» PROMPT
Copy out the listing that follows exactly, dropping every picture.

____

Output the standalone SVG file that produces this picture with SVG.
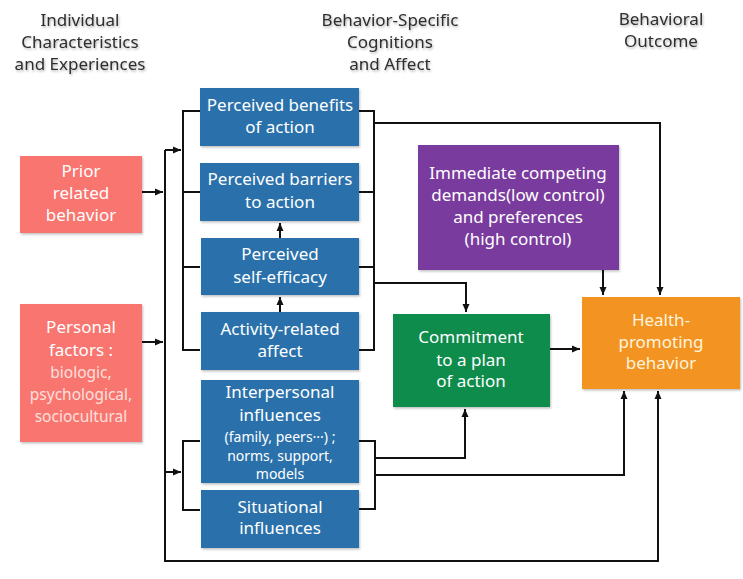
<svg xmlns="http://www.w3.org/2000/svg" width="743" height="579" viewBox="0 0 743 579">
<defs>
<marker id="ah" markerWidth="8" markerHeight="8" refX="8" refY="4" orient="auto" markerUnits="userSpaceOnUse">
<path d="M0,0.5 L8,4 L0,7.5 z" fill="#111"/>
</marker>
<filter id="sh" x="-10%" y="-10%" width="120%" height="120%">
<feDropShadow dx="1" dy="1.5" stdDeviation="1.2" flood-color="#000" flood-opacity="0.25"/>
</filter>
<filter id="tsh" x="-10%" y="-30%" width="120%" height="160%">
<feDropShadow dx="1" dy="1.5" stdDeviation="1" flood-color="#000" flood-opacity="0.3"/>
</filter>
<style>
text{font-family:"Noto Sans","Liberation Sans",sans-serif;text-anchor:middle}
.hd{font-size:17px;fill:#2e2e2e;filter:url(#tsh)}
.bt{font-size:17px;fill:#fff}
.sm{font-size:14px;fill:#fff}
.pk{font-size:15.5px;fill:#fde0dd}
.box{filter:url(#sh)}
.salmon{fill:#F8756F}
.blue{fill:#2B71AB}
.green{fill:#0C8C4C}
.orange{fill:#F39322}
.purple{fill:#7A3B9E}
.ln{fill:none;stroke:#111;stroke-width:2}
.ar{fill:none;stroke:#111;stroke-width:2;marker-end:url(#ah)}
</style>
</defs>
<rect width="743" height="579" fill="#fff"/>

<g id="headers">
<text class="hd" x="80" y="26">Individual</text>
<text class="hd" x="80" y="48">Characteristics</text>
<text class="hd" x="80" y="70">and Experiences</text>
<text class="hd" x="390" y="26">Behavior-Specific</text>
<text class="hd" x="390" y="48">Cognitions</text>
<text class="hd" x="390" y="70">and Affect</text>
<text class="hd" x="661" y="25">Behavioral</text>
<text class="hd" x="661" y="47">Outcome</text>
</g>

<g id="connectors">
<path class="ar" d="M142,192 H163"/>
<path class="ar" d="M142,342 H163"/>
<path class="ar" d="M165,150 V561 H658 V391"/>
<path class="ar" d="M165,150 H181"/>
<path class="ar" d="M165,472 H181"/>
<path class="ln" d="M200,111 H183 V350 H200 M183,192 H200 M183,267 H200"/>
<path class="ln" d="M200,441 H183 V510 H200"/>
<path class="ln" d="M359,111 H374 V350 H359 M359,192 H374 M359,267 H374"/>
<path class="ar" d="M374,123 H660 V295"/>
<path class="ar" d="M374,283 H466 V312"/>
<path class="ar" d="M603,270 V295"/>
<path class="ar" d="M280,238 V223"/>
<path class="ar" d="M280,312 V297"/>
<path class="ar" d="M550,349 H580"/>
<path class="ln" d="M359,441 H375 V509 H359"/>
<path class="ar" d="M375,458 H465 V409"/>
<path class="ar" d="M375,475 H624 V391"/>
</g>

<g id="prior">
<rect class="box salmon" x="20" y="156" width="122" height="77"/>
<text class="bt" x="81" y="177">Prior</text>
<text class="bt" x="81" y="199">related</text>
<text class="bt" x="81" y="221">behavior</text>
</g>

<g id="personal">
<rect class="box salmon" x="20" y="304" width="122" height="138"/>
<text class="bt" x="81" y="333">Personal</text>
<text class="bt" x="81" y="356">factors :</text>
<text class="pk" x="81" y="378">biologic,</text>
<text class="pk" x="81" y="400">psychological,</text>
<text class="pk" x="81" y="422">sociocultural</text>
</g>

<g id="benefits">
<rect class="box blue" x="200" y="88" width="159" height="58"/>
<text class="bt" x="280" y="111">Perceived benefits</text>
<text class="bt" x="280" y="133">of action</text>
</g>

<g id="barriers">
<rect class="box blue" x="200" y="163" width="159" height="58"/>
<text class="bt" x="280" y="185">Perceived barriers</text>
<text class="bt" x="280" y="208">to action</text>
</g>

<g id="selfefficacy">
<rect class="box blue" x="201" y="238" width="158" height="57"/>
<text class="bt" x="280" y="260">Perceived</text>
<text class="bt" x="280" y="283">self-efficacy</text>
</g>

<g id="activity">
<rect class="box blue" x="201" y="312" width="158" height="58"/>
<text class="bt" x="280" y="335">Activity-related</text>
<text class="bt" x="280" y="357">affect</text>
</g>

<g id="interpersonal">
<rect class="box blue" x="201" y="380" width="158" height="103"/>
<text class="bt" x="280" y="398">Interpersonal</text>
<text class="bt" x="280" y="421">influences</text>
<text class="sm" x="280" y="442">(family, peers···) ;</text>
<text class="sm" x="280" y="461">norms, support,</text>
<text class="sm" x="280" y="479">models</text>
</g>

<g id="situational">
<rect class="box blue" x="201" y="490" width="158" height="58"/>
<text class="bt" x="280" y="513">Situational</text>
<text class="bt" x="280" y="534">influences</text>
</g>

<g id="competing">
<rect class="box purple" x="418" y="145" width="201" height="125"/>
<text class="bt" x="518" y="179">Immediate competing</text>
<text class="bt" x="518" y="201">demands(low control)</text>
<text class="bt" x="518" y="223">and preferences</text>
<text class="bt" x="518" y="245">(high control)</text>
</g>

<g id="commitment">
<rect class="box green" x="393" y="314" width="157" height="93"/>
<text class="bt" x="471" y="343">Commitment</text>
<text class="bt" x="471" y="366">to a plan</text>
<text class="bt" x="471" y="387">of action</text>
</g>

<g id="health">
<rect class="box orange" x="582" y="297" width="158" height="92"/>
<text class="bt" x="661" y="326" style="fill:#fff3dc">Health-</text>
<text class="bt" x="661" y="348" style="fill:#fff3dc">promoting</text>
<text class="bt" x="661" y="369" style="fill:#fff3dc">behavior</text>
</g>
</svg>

____

» FULL OUTPUT
Output the standalone SVG file that produces this picture with SVG.
<svg xmlns="http://www.w3.org/2000/svg" width="743" height="579" viewBox="0 0 743 579">
<defs>
<marker id="ah" markerWidth="8" markerHeight="8" refX="8" refY="4" orient="auto" markerUnits="userSpaceOnUse">
<path d="M0,0.5 L8,4 L0,7.5 z" fill="#111"/>
</marker>
<filter id="sh" x="-10%" y="-10%" width="120%" height="120%">
<feDropShadow dx="1" dy="1.5" stdDeviation="1.2" flood-color="#000" flood-opacity="0.25"/>
</filter>
<filter id="tsh" x="-10%" y="-30%" width="120%" height="160%">
<feDropShadow dx="1" dy="1.5" stdDeviation="1" flood-color="#000" flood-opacity="0.3"/>
</filter>
<style>
text{font-family:"Noto Sans","Liberation Sans",sans-serif;text-anchor:middle}
.hd{font-size:17px;fill:#2e2e2e;filter:url(#tsh)}
.bt{font-size:17px;fill:#fff}
.sm{font-size:14px;fill:#fff}
.pk{font-size:15.5px;fill:#fde0dd}
.box{filter:url(#sh)}
.salmon{fill:#F8756F}
.blue{fill:#2B71AB}
.green{fill:#0C8C4C}
.orange{fill:#F39322}
.purple{fill:#7A3B9E}
.ln{fill:none;stroke:#111;stroke-width:2}
.ar{fill:none;stroke:#111;stroke-width:2;marker-end:url(#ah)}
</style>
</defs>
<rect width="743" height="579" fill="#fff"/>

<g id="headers">
<text class="hd" x="80" y="26">Individual</text>
<text class="hd" x="80" y="48">Characteristics</text>
<text class="hd" x="80" y="70">and Experiences</text>
<text class="hd" x="390" y="26">Behavior-Specific</text>
<text class="hd" x="390" y="48">Cognitions</text>
<text class="hd" x="390" y="70">and Affect</text>
<text class="hd" x="661" y="25">Behavioral</text>
<text class="hd" x="661" y="47">Outcome</text>
</g>

<g id="connectors">
<path class="ar" d="M142,192 H163"/>
<path class="ar" d="M142,342 H163"/>
<path class="ar" d="M165,150 V561 H658 V391"/>
<path class="ar" d="M165,150 H181"/>
<path class="ar" d="M165,472 H181"/>
<path class="ln" d="M200,111 H183 V350 H200 M183,192 H200 M183,267 H200"/>
<path class="ln" d="M200,441 H183 V510 H200"/>
<path class="ln" d="M359,111 H374 V350 H359 M359,192 H374 M359,267 H374"/>
<path class="ar" d="M374,123 H660 V295"/>
<path class="ar" d="M374,283 H466 V312"/>
<path class="ar" d="M603,270 V295"/>
<path class="ar" d="M280,238 V223"/>
<path class="ar" d="M280,312 V297"/>
<path class="ar" d="M550,349 H580"/>
<path class="ln" d="M359,441 H375 V509 H359"/>
<path class="ar" d="M375,458 H465 V409"/>
<path class="ar" d="M375,475 H624 V391"/>
</g>

<g id="prior">
<rect class="box salmon" x="20" y="156" width="122" height="77"/>
<text class="bt" x="81" y="177">Prior</text>
<text class="bt" x="81" y="199">related</text>
<text class="bt" x="81" y="221">behavior</text>
</g>

<g id="personal">
<rect class="box salmon" x="20" y="304" width="122" height="138"/>
<text class="bt" x="81" y="333">Personal</text>
<text class="bt" x="81" y="356">factors :</text>
<text class="pk" x="81" y="378">biologic,</text>
<text class="pk" x="81" y="400">psychological,</text>
<text class="pk" x="81" y="422">sociocultural</text>
</g>

<g id="benefits">
<rect class="box blue" x="200" y="88" width="159" height="58"/>
<text class="bt" x="280" y="111">Perceived benefits</text>
<text class="bt" x="280" y="133">of action</text>
</g>

<g id="barriers">
<rect class="box blue" x="200" y="163" width="159" height="58"/>
<text class="bt" x="280" y="185">Perceived barriers</text>
<text class="bt" x="280" y="208">to action</text>
</g>

<g id="selfefficacy">
<rect class="box blue" x="201" y="238" width="158" height="57"/>
<text class="bt" x="280" y="260">Perceived</text>
<text class="bt" x="280" y="283">self-efficacy</text>
</g>

<g id="activity">
<rect class="box blue" x="201" y="312" width="158" height="58"/>
<text class="bt" x="280" y="335">Activity-related</text>
<text class="bt" x="280" y="357">affect</text>
</g>

<g id="interpersonal">
<rect class="box blue" x="201" y="380" width="158" height="103"/>
<text class="bt" x="280" y="398">Interpersonal</text>
<text class="bt" x="280" y="421">influences</text>
<text class="sm" x="280" y="442">(family, peers···) ;</text>
<text class="sm" x="280" y="461">norms, support,</text>
<text class="sm" x="280" y="479">models</text>
</g>

<g id="situational">
<rect class="box blue" x="201" y="490" width="158" height="58"/>
<text class="bt" x="280" y="513">Situational</text>
<text class="bt" x="280" y="534">influences</text>
</g>

<g id="competing">
<rect class="box purple" x="418" y="145" width="201" height="125"/>
<text class="bt" x="518" y="179">Immediate competing</text>
<text class="bt" x="518" y="201">demands(low control)</text>
<text class="bt" x="518" y="223">and preferences</text>
<text class="bt" x="518" y="245">(high control)</text>
</g>

<g id="commitment">
<rect class="box green" x="393" y="314" width="157" height="93"/>
<text class="bt" x="471" y="343">Commitment</text>
<text class="bt" x="471" y="366">to a plan</text>
<text class="bt" x="471" y="387">of action</text>
</g>

<g id="health">
<rect class="box orange" x="582" y="297" width="158" height="92"/>
<text class="bt" x="661" y="326" style="fill:#fff3dc">Health-</text>
<text class="bt" x="661" y="348" style="fill:#fff3dc">promoting</text>
<text class="bt" x="661" y="369" style="fill:#fff3dc">behavior</text>
</g>
</svg>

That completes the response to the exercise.